Your goal:
Omit the pictures, then write out every entry exactly as it reads.

[Stored dataset items]
══════════════════════════════

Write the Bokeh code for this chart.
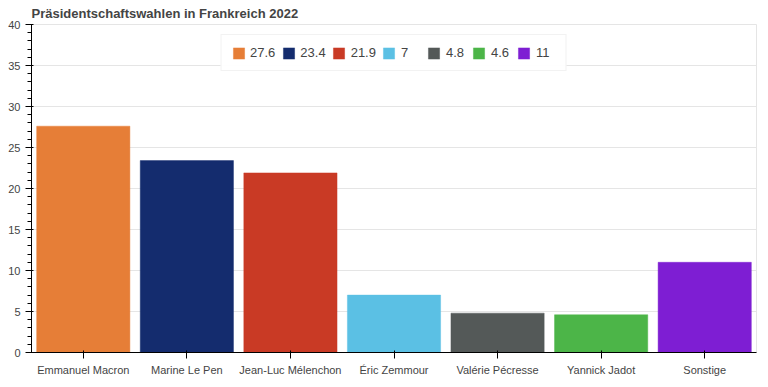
from bokeh.plotting import figure
from bokeh.models import ColumnDataSource, Legend, LegendItem, Range1d
from bokeh.embed import file_html
from bokeh.resources import INLINE

candidates = ["Emmanuel Macron", "Marine Le Pen", "Jean-Luc Mélenchon", "Éric Zemmour",
              "Valérie Pécresse", "Yannick Jadot", "Sonstige"]
votes = [27.6, 23.4, 21.9, 7, 4.8, 4.6, 11]
labels = ["27.6", "23.4", "21.9", "7", "4.8", "4.6", "11"]
colors = ["#E67E37", "#142C6E", "#C93A25", "#5BC0E4", "#545958", "#4CB548", "#7E1ED3"]

FONT = "Liberation Sans"

p = figure(x_range=candidates, y_range=Range1d(0, 40), width=760, height=378,
           title="Präsidentschaftswahlen in Frankreich 2022",
           output_backend="svg", toolbar_location=None,
           min_border_left=31, min_border_right=4, min_border_top=0, min_border_bottom=6)

p.title.text_font = FONT
p.title.text_font_size = "13px"
p.title.text_color = "#444444"
p.title.offset = 0
p.title.standoff = 7

legend_items = []
for i, (c, v, l, col) in enumerate(zip(candidates, votes, labels, colors)):
    src = ColumnDataSource(dict(x=[c], top=[v]))
    r = p.vbar(x="x", top="top", width=0.9, source=src, fill_color=col,
               line_color=col, line_alpha=0.45, line_width=1)
    legend_items.append(LegendItem(label=l, renderers=[r]))

legend = Legend(items=legend_items, orientation="horizontal", location="top_center")
legend.glyph_width = 14
legend.glyph_height = 14
legend.label_text_font = FONT
legend.label_text_font_size = "13px"
legend.label_text_color = "#444444"
legend.border_line_color = "#e5e5e5"
legend.spacing = 6
p.add_layout(legend, "center")

p.xgrid.grid_line_color = None
p.ygrid.grid_line_color = "#e5e5e5"
p.outline_line_color = "#e5e5e5"
p.yaxis.ticker.desired_num_ticks = 8
for ax in (p.xaxis, p.yaxis):
    ax.major_label_text_font = FONT
    ax.major_label_text_font_size = "11px"
    ax.major_label_text_color = "#444444"
    ax.axis_line_color = "black"
    ax.major_tick_line_color = "black"
    ax.minor_tick_line_color = "black"

open("out.html", "w").write(file_html(p, INLINE))
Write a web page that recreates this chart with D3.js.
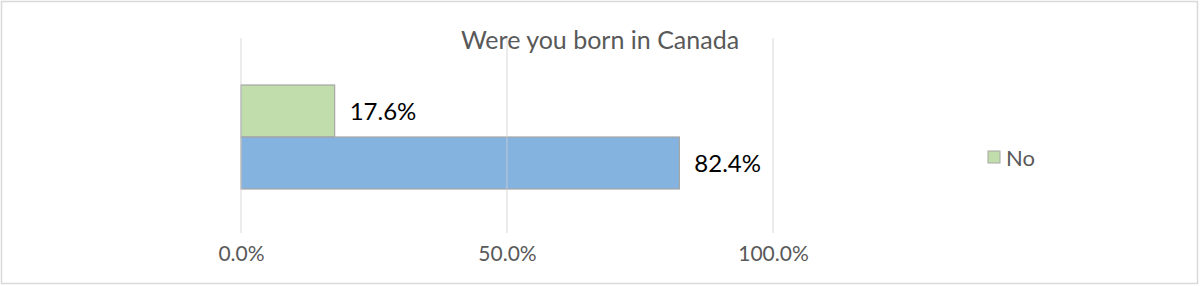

══════════════════════════════

Task output:
Write the Bokeh code for this chart.
from bokeh.plotting import figure
from bokeh.models import ColumnDataSource, Legend, LegendItem, Range1d
from bokeh.embed import file_html
from bokeh.resources import INLINE

candidates = ["Emmanuel Macron", "Marine Le Pen", "Jean-Luc Mélenchon", "Éric Zemmour",
              "Valérie Pécresse", "Yannick Jadot", "Sonstige"]
votes = [27.6, 23.4, 21.9, 7, 4.8, 4.6, 11]
labels = ["27.6", "23.4", "21.9", "7", "4.8", "4.6", "11"]
colors = ["#E67E37", "#142C6E", "#C93A25", "#5BC0E4", "#545958", "#4CB548", "#7E1ED3"]

FONT = "Liberation Sans"

p = figure(x_range=candidates, y_range=Range1d(0, 40), width=760, height=378,
           title="Präsidentschaftswahlen in Frankreich 2022",
           output_backend="svg", toolbar_location=None,
           min_border_left=31, min_border_right=4, min_border_top=0, min_border_bottom=6)

p.title.text_font = FONT
p.title.text_font_size = "13px"
p.title.text_color = "#444444"
p.title.offset = 0
p.title.standoff = 7

legend_items = []
for i, (c, v, l, col) in enumerate(zip(candidates, votes, labels, colors)):
    src = ColumnDataSource(dict(x=[c], top=[v]))
    r = p.vbar(x="x", top="top", width=0.9, source=src, fill_color=col,
               line_color=col, line_alpha=0.45, line_width=1)
    legend_items.append(LegendItem(label=l, renderers=[r]))

legend = Legend(items=legend_items, orientation="horizontal", location="top_center")
legend.glyph_width = 14
legend.glyph_height = 14
legend.label_text_font = FONT
legend.label_text_font_size = "13px"
legend.label_text_color = "#444444"
legend.border_line_color = "#e5e5e5"
legend.spacing = 6
p.add_layout(legend, "center")

p.xgrid.grid_line_color = None
p.ygrid.grid_line_color = "#e5e5e5"
p.outline_line_color = "#e5e5e5"
p.yaxis.ticker.desired_num_ticks = 8
for ax in (p.xaxis, p.yaxis):
    ax.major_label_text_font = FONT
    ax.major_label_text_font_size = "11px"
    ax.major_label_text_color = "#444444"
    ax.axis_line_color = "black"
    ax.major_tick_line_color = "black"
    ax.minor_tick_line_color = "black"

open("out.html", "w").write(file_html(p, INLINE))
Write a web page that recreates this chart with D3.js.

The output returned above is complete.